Transcribe the data in full and exactly, omitting any pictures.

Code that draws figures:
────────────────────

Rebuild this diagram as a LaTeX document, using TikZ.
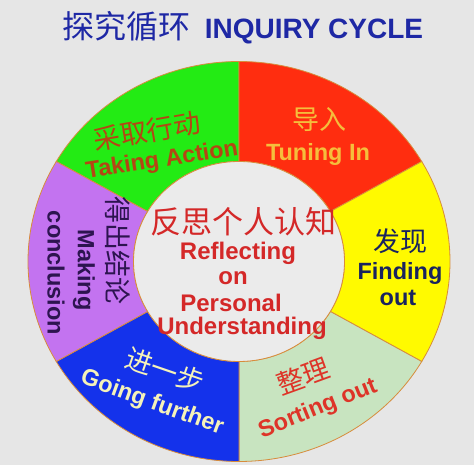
\documentclass[tikz,border=0pt]{standalone}
\usepackage{fontspec}
\setmainfont{Liberation Sans}
\newfontfamily\cjk{Noto Sans CJK SC}
\definecolor{bgcol}{RGB}{230,230,230}
\definecolor{hubcol}{RGB}{235,235,235}
\definecolor{rimcol}{RGB}{215,140,60}
\definecolor{takecol}{RGB}{35,235,20}
\definecolor{tunecol}{RGB}{255,45,15}
\definecolor{findcol}{RGB}{255,250,0}
\definecolor{sortcol}{RGB}{200,228,192}
\definecolor{gocol}{RGB}{20,50,235}
\definecolor{makecol}{RGB}{195,115,240}
\definecolor{titletext}{RGB}{30,40,165}
\definecolor{taketext}{RGB}{180,70,20}
\definecolor{tunetext}{RGB}{245,190,60}
\definecolor{findtext}{RGB}{25,35,95}
\definecolor{sorttext}{RGB}{222,52,40}
\definecolor{gotext}{RGB}{245,242,185}
\definecolor{maketext}{RGB}{45,20,80}
\definecolor{hubtext}{RGB}{212,40,40}
\begin{document}
\begin{tikzpicture}[x=1pt,y=1pt,
    en/.style={font=\fontsize{23.5}{26}\selectfont\bfseries,inner sep=0pt},
    zh/.style={font=\fontsize{27}{29}\selectfont\cjk,inner sep=0pt}]
        \useasboundingbox (0,0) rectangle (474,465);
        \fill[bgcol] (0,0) rectangle (474,465);

        \node[font=\fontsize{28}{30}\selectfont\bfseries,text=titletext] (title) at (243,437)
          {{\fontsize{32}{34}\selectfont\mdseries\cjk 探究循环}\hspace{14pt}INQUIRY CYCLE};

        \begin{scope}[shift={(239,203.5)},xscale=1.055,draw=rimcol,line width=0.8pt]
          \filldraw[fill=takecol] (90:100) -- (90:200) arc[start angle=90,end angle=150,radius=200] -- (150:100) arc[start angle=150,end angle=90,radius=100] -- cycle;
          \filldraw[fill=tunecol] (30:100) -- (30:200) arc[start angle=30,end angle=90,radius=200] -- (90:100) arc[start angle=90,end angle=30,radius=100] -- cycle;
          \filldraw[fill=findcol] (-30:100) -- (-30:200) arc[start angle=-30,end angle=30,radius=200] -- (30:100) arc[start angle=30,end angle=-30,radius=100] -- cycle;
          \filldraw[fill=sortcol] (-90:100) -- (-90:200) arc[start angle=-90,end angle=-30,radius=200] -- (-30:100) arc[start angle=-30,end angle=-90,radius=100] -- cycle;
          \filldraw[fill=gocol] (-150:100) -- (-150:200) arc[start angle=-150,end angle=-90,radius=200] -- (-90:100) arc[start angle=-90,end angle=-150,radius=100] -- cycle;
          \filldraw[fill=makecol] (150:100) -- (150:200) arc[start angle=150,end angle=210,radius=200] -- (210:100) arc[start angle=210,end angle=150,radius=100] -- cycle;
          \filldraw[fill=hubcol] (0,0) circle[radius=100];
        \end{scope}

        \begin{scope}[every node/.append style={text=taketext}]
          \node[zh,rotate=10] (takezh) at (147,334) {采取行动};
          \node[en,rotate=9] (takeen) at (162,304) {Taking Action};
        \end{scope}
        \begin{scope}[every node/.append style={text=tunetext}]
          \node[zh] (tunezh) at (319,346) {导入};
          \node[en] (tuneen) at (318,311) {Tuning In};
        \end{scope}
        \begin{scope}[every node/.append style={text=findtext}]
          \node[zh] (findzh) at (400,224) {发现};
          \node[en] (finden) at (400,192) {Finding};
          \node[en] (findout) at (398,167) {out};
        \end{scope}
        \begin{scope}[every node/.append style={text=sorttext}]
          \node[zh,rotate=20] (sortzh) at (303,89) {整理};
          \node[en,rotate=22] (sorten) at (318,56) {Sorting out};
        \end{scope}
        \begin{scope}[every node/.append style={text=gotext}]
          \node[zh,rotate=-19] (gozh) at (165,95) {进一步};
          \node[en,rotate=-20] (goen) at (152,62) {Going further};
        \end{scope}
        \begin{scope}[every node/.append style={text=maketext,rotate=-90}]
          \node[zh] (makezh) at (118,214) {得出结论};
          \node[en] (makeen) at (84,195) {Making};
          \node[en] (makeconc) at (56,192) {conclusion};
        \end{scope}
        \begin{scope}[every node/.append style={text=hubtext}]
          \node[zh,font=\fontsize{31}{33}\selectfont\cjk] (hubzh) at (243,243) {反思个人认知};
          \node[en,font=\fontsize{24}{26}\selectfont\bfseries] (hubrefl) at (238,212) {Reflecting};
          \node[en,font=\fontsize{24}{26}\selectfont\bfseries] (hubon) at (233,187) {on};
          \node[en,font=\fontsize{24}{26}\selectfont\bfseries] (hubpers) at (231,162) {Personal};
          \node[en,font=\fontsize{24}{26}\selectfont\bfseries] (hubund) at (242,137) {Understanding};
        \end{scope}
\end{tikzpicture}
\end{document}
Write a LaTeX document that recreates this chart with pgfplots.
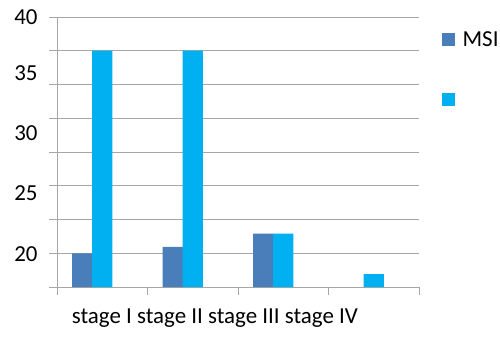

────────────────────

#### [Expected answer]
Rebuild this diagram as a LaTeX document, using TikZ.
\documentclass[tikz,border=0pt]{standalone}
\usepackage{fontspec}
\setmainfont{Liberation Sans}
\newfontfamily\cjk{Noto Sans CJK SC}
\definecolor{bgcol}{RGB}{230,230,230}
\definecolor{hubcol}{RGB}{235,235,235}
\definecolor{rimcol}{RGB}{215,140,60}
\definecolor{takecol}{RGB}{35,235,20}
\definecolor{tunecol}{RGB}{255,45,15}
\definecolor{findcol}{RGB}{255,250,0}
\definecolor{sortcol}{RGB}{200,228,192}
\definecolor{gocol}{RGB}{20,50,235}
\definecolor{makecol}{RGB}{195,115,240}
\definecolor{titletext}{RGB}{30,40,165}
\definecolor{taketext}{RGB}{180,70,20}
\definecolor{tunetext}{RGB}{245,190,60}
\definecolor{findtext}{RGB}{25,35,95}
\definecolor{sorttext}{RGB}{222,52,40}
\definecolor{gotext}{RGB}{245,242,185}
\definecolor{maketext}{RGB}{45,20,80}
\definecolor{hubtext}{RGB}{212,40,40}
\begin{document}
\begin{tikzpicture}[x=1pt,y=1pt,
    en/.style={font=\fontsize{23.5}{26}\selectfont\bfseries,inner sep=0pt},
    zh/.style={font=\fontsize{27}{29}\selectfont\cjk,inner sep=0pt}]
        \useasboundingbox (0,0) rectangle (474,465);
        \fill[bgcol] (0,0) rectangle (474,465);

        \node[font=\fontsize{28}{30}\selectfont\bfseries,text=titletext] (title) at (243,437)
          {{\fontsize{32}{34}\selectfont\mdseries\cjk 探究循环}\hspace{14pt}INQUIRY CYCLE};

        \begin{scope}[shift={(239,203.5)},xscale=1.055,draw=rimcol,line width=0.8pt]
          \filldraw[fill=takecol] (90:100) -- (90:200) arc[start angle=90,end angle=150,radius=200] -- (150:100) arc[start angle=150,end angle=90,radius=100] -- cycle;
          \filldraw[fill=tunecol] (30:100) -- (30:200) arc[start angle=30,end angle=90,radius=200] -- (90:100) arc[start angle=90,end angle=30,radius=100] -- cycle;
          \filldraw[fill=findcol] (-30:100) -- (-30:200) arc[start angle=-30,end angle=30,radius=200] -- (30:100) arc[start angle=30,end angle=-30,radius=100] -- cycle;
          \filldraw[fill=sortcol] (-90:100) -- (-90:200) arc[start angle=-90,end angle=-30,radius=200] -- (-30:100) arc[start angle=-30,end angle=-90,radius=100] -- cycle;
          \filldraw[fill=gocol] (-150:100) -- (-150:200) arc[start angle=-150,end angle=-90,radius=200] -- (-90:100) arc[start angle=-90,end angle=-150,radius=100] -- cycle;
          \filldraw[fill=makecol] (150:100) -- (150:200) arc[start angle=150,end angle=210,radius=200] -- (210:100) arc[start angle=210,end angle=150,radius=100] -- cycle;
          \filldraw[fill=hubcol] (0,0) circle[radius=100];
        \end{scope}

        \begin{scope}[every node/.append style={text=taketext}]
          \node[zh,rotate=10] (takezh) at (147,334) {采取行动};
          \node[en,rotate=9] (takeen) at (162,304) {Taking Action};
        \end{scope}
        \begin{scope}[every node/.append style={text=tunetext}]
          \node[zh] (tunezh) at (319,346) {导入};
          \node[en] (tuneen) at (318,311) {Tuning In};
        \end{scope}
        \begin{scope}[every node/.append style={text=findtext}]
          \node[zh] (findzh) at (400,224) {发现};
          \node[en] (finden) at (400,192) {Finding};
          \node[en] (findout) at (398,167) {out};
        \end{scope}
        \begin{scope}[every node/.append style={text=sorttext}]
          \node[zh,rotate=20] (sortzh) at (303,89) {整理};
          \node[en,rotate=22] (sorten) at (318,56) {Sorting out};
        \end{scope}
        \begin{scope}[every node/.append style={text=gotext}]
          \node[zh,rotate=-19] (gozh) at (165,95) {进一步};
          \node[en,rotate=-20] (goen) at (152,62) {Going further};
        \end{scope}
        \begin{scope}[every node/.append style={text=maketext,rotate=-90}]
          \node[zh] (makezh) at (118,214) {得出结论};
          \node[en] (makeen) at (84,195) {Making};
          \node[en] (makeconc) at (56,192) {conclusion};
        \end{scope}
        \begin{scope}[every node/.append style={text=hubtext}]
          \node[zh,font=\fontsize{31}{33}\selectfont\cjk] (hubzh) at (243,243) {反思个人认知};
          \node[en,font=\fontsize{24}{26}\selectfont\bfseries] (hubrefl) at (238,212) {Reflecting};
          \node[en,font=\fontsize{24}{26}\selectfont\bfseries] (hubon) at (233,187) {on};
          \node[en,font=\fontsize{24}{26}\selectfont\bfseries] (hubpers) at (231,162) {Personal};
          \node[en,font=\fontsize{24}{26}\selectfont\bfseries] (hubund) at (242,137) {Understanding};
        \end{scope}
\end{tikzpicture}
\end{document}
Write a LaTeX document that recreates this chart with pgfplots.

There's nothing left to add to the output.